DIRECTIVE:
Reproduce exactly only the lines from the line that holds "Generate a Python" to the line that holds "from matplotlib.transforms import Affine2D", inclusive, in the listing below, and please leave out every picture.

Entries with chart source code:
——
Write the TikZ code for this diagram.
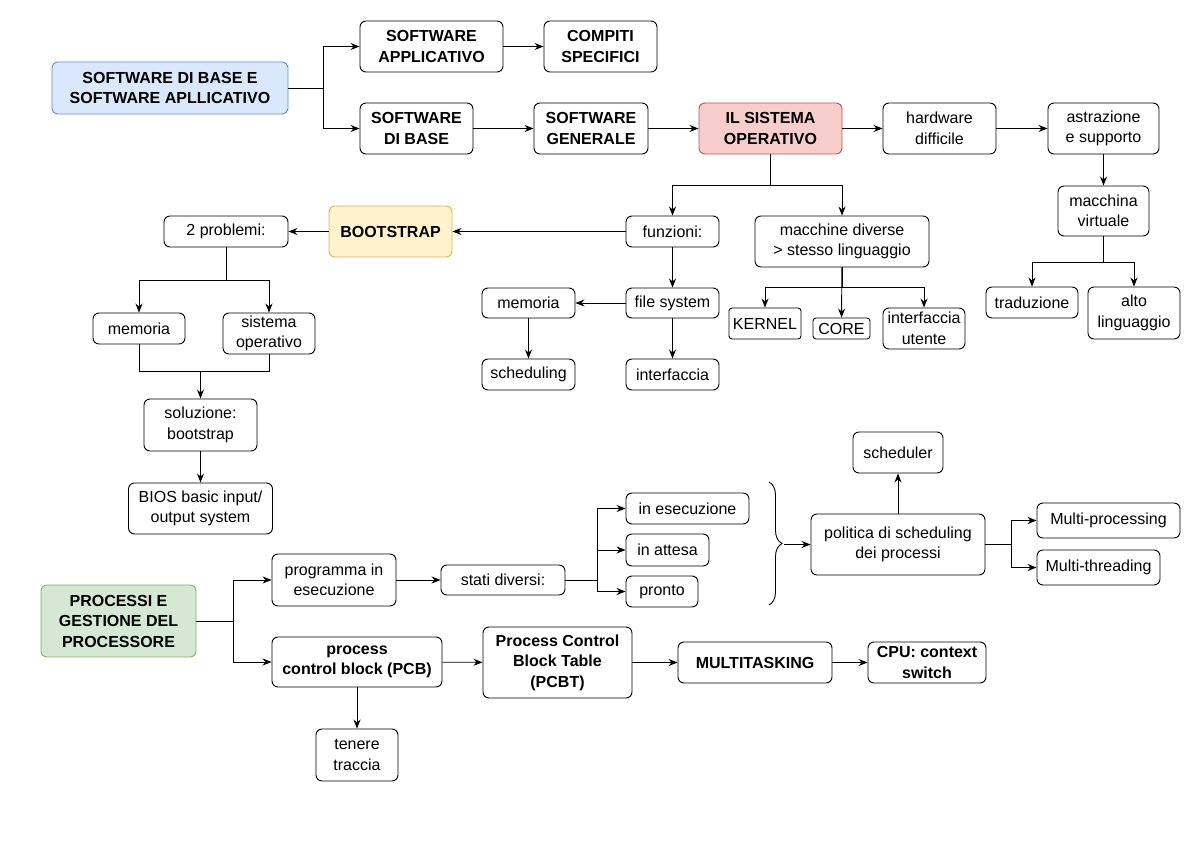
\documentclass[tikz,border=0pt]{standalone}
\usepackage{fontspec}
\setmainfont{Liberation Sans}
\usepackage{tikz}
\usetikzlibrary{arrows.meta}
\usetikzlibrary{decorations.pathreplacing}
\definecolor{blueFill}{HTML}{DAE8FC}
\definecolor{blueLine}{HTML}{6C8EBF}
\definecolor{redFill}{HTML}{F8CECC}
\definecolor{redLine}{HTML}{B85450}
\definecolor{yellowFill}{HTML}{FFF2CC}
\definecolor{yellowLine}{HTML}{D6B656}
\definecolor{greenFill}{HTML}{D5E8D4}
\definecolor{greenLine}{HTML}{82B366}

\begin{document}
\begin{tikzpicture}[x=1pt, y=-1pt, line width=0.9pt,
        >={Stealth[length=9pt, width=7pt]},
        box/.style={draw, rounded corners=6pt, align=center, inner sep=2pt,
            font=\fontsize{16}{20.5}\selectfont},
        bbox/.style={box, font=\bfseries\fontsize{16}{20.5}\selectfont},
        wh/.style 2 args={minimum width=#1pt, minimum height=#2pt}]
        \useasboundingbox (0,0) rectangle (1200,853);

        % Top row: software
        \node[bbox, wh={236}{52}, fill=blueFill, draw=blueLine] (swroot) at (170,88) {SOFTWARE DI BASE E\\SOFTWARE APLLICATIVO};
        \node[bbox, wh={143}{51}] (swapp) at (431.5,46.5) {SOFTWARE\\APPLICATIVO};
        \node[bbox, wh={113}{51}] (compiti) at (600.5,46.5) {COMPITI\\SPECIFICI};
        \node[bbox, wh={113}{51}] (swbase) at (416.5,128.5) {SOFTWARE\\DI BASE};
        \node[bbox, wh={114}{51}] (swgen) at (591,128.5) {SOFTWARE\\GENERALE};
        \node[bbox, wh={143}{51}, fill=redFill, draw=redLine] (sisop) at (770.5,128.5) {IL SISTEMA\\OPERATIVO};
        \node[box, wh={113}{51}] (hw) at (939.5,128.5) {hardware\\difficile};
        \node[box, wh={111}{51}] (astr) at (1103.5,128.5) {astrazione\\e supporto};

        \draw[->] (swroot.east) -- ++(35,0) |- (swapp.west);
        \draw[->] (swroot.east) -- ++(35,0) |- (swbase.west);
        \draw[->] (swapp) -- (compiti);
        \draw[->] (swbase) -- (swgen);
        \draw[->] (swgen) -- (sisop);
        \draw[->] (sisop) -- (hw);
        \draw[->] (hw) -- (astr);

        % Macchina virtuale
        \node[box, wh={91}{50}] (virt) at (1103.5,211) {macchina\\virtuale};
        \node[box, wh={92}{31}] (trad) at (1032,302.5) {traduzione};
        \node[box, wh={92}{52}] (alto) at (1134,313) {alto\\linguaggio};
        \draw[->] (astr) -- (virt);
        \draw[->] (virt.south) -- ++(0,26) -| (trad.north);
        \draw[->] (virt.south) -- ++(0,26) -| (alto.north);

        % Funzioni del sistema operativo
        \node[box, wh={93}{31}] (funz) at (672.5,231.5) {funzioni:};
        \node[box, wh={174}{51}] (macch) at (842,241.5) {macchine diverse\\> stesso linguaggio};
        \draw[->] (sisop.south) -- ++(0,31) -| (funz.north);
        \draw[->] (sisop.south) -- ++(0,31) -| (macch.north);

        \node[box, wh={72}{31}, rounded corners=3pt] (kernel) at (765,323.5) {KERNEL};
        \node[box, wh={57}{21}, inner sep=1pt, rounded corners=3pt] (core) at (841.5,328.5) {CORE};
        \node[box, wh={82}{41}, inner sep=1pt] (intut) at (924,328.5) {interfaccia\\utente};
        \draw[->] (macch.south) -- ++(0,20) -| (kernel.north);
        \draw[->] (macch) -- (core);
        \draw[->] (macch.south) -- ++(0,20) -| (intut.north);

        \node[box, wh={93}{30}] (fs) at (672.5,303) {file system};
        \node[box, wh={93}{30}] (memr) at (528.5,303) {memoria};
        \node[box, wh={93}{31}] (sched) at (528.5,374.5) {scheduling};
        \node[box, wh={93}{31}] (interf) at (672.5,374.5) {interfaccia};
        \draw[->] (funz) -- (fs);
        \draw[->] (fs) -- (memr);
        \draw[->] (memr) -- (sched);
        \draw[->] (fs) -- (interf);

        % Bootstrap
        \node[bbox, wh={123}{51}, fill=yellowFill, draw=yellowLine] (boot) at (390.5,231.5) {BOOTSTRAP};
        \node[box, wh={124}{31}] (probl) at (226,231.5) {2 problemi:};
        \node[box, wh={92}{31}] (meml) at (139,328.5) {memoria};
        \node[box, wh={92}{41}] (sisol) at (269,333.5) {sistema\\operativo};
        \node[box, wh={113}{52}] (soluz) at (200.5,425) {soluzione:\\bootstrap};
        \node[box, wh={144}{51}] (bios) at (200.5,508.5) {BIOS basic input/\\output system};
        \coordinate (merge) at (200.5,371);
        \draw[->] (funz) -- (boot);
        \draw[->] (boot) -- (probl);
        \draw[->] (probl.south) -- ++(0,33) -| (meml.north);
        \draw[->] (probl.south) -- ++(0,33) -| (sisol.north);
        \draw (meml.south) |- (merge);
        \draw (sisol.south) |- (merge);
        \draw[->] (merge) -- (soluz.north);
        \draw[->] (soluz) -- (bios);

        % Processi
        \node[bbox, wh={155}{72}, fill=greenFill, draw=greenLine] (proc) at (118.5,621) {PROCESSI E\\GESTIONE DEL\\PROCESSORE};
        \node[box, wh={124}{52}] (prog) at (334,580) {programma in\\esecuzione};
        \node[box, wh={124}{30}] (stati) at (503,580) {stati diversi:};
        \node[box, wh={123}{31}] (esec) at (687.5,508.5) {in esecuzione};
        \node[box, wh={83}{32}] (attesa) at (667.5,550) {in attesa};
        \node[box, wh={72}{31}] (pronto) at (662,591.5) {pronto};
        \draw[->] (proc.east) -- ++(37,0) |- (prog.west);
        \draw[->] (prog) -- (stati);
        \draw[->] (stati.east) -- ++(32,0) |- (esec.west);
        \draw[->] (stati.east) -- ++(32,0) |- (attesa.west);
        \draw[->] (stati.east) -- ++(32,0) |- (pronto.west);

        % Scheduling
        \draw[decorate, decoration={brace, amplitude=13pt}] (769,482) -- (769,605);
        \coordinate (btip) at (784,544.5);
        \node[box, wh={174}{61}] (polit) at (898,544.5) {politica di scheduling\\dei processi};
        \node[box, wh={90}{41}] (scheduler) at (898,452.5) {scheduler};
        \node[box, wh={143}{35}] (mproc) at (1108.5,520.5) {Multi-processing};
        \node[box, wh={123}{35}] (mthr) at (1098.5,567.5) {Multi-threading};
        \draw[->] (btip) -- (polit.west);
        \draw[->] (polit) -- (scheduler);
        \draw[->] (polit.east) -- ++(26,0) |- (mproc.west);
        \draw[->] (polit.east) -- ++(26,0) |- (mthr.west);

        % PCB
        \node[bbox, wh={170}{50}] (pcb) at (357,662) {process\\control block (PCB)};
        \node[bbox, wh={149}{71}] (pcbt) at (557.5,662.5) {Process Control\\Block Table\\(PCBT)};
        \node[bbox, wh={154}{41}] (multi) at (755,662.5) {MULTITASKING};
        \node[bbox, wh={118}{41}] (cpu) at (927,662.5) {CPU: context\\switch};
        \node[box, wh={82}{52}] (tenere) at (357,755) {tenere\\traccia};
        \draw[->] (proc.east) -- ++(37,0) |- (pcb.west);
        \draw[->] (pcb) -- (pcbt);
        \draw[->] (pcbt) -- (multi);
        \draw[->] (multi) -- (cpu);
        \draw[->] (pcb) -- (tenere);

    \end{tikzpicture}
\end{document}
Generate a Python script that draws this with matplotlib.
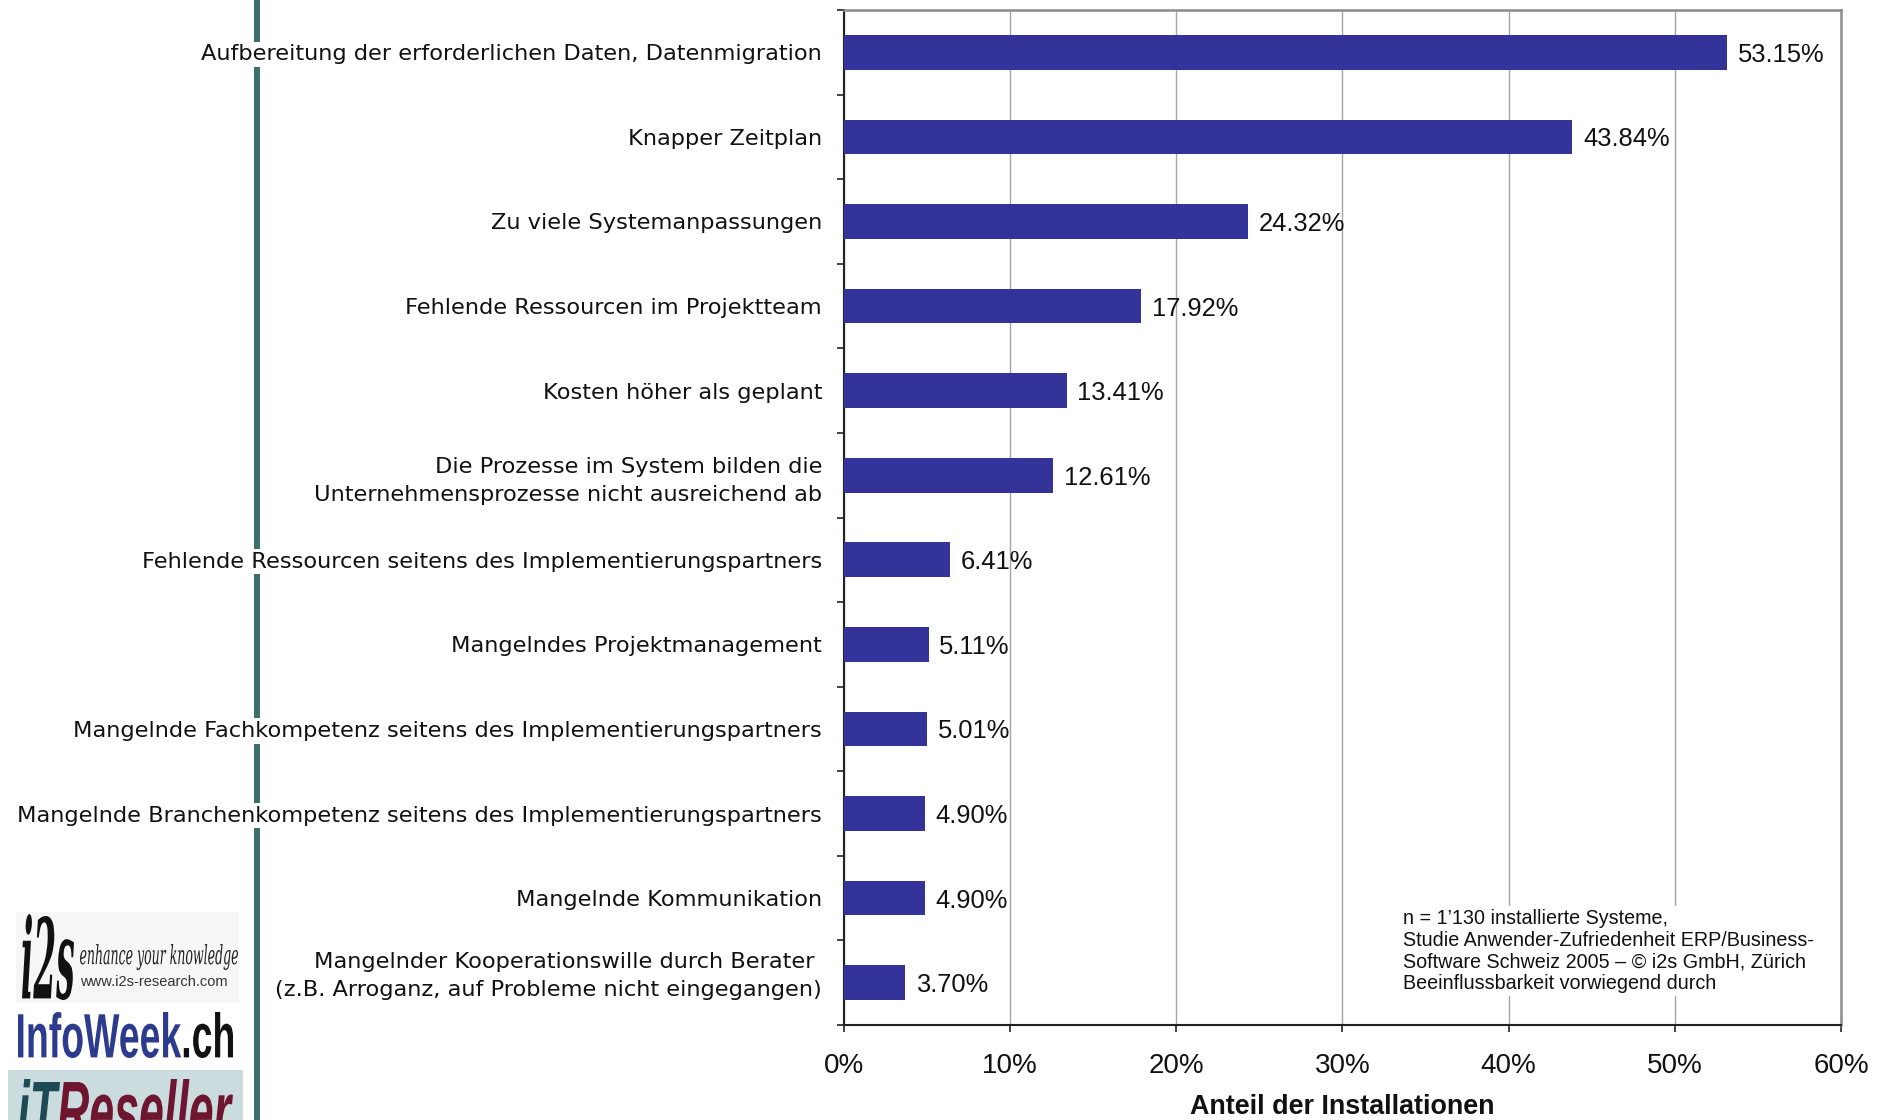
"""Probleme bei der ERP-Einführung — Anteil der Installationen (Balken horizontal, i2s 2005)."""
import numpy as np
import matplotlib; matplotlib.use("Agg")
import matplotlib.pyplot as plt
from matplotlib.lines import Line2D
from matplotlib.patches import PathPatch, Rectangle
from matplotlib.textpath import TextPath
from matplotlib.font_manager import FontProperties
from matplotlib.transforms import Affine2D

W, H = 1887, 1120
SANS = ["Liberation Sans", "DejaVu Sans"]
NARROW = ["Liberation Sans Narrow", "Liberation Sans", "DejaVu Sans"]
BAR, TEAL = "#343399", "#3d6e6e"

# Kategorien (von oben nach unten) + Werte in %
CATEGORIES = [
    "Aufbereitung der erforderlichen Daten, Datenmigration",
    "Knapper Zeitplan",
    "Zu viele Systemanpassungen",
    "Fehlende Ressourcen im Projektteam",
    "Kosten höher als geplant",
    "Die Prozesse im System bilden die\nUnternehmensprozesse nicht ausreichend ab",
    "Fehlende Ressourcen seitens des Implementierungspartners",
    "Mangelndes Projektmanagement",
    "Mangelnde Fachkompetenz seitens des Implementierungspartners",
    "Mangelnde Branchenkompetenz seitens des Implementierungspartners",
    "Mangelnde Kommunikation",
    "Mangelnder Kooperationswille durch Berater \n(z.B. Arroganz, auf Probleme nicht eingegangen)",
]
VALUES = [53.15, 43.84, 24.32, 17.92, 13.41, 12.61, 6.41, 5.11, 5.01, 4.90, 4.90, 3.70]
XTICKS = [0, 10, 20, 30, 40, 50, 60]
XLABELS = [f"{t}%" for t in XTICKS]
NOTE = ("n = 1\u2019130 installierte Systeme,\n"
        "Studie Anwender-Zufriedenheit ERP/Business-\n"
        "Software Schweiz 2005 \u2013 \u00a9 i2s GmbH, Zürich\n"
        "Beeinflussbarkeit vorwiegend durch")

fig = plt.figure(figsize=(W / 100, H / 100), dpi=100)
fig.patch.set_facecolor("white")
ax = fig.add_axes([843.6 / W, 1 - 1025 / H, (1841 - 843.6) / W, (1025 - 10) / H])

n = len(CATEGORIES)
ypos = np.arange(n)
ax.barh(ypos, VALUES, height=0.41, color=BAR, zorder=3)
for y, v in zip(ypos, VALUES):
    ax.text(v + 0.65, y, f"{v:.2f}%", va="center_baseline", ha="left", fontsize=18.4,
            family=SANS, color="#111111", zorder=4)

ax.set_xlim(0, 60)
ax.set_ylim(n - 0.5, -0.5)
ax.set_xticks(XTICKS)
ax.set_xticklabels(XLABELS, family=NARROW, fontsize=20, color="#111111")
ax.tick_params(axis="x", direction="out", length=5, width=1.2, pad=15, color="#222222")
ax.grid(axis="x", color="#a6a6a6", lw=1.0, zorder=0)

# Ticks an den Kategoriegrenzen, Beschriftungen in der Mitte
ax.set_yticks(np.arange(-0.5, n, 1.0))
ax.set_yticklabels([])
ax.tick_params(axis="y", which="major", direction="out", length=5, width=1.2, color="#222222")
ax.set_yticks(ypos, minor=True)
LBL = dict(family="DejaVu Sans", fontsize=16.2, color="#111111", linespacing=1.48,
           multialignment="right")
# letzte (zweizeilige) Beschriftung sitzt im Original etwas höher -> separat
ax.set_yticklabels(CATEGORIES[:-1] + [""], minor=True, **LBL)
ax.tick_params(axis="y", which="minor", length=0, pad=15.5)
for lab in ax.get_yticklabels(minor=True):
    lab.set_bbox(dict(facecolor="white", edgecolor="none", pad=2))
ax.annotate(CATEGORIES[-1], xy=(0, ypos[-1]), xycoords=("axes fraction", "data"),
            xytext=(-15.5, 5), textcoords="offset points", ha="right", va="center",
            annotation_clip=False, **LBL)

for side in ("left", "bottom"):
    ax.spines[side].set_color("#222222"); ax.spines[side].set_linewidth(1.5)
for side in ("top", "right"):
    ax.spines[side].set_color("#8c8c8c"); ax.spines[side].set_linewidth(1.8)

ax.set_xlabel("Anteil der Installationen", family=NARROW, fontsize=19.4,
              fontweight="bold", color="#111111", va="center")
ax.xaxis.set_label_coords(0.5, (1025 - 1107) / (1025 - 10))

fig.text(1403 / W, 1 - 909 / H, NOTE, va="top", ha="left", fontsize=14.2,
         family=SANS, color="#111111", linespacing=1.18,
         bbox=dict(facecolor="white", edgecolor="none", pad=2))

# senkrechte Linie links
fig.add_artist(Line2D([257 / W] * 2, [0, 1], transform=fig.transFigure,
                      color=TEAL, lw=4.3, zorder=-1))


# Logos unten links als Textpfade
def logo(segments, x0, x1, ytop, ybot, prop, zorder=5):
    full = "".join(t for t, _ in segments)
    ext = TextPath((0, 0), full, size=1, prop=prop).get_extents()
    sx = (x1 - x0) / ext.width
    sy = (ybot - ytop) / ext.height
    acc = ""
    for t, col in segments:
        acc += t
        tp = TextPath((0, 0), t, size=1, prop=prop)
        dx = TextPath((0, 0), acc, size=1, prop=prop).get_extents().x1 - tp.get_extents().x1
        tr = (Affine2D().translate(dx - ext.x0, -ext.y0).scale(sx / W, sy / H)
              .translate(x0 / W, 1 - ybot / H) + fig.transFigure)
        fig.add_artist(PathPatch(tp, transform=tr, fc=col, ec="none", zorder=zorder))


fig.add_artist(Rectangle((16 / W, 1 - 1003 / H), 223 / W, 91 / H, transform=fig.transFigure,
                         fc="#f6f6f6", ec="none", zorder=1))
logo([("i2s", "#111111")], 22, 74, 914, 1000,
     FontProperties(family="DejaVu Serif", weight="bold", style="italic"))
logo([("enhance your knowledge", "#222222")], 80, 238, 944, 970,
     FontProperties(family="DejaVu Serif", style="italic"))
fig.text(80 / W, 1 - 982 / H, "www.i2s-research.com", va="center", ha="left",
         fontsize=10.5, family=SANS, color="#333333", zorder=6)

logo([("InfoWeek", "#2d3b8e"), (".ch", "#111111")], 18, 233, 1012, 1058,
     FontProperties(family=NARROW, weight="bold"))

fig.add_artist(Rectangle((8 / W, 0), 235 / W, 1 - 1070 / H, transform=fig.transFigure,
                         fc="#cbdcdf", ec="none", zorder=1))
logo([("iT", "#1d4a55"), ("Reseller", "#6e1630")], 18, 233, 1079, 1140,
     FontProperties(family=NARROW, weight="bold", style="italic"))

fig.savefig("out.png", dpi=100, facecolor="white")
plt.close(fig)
——
SOLUTION TO THE PROBLEM:
Generate a Python script that draws this with matplotlib.
"""Probleme bei der ERP-Einführung — Anteil der Installationen (Balken horizontal, i2s 2005)."""
import numpy as np
import matplotlib; matplotlib.use("Agg")
import matplotlib.pyplot as plt
from matplotlib.lines import Line2D
from matplotlib.patches import PathPatch, Rectangle
from matplotlib.textpath import TextPath
from matplotlib.font_manager import FontProperties
from matplotlib.transforms import Affine2D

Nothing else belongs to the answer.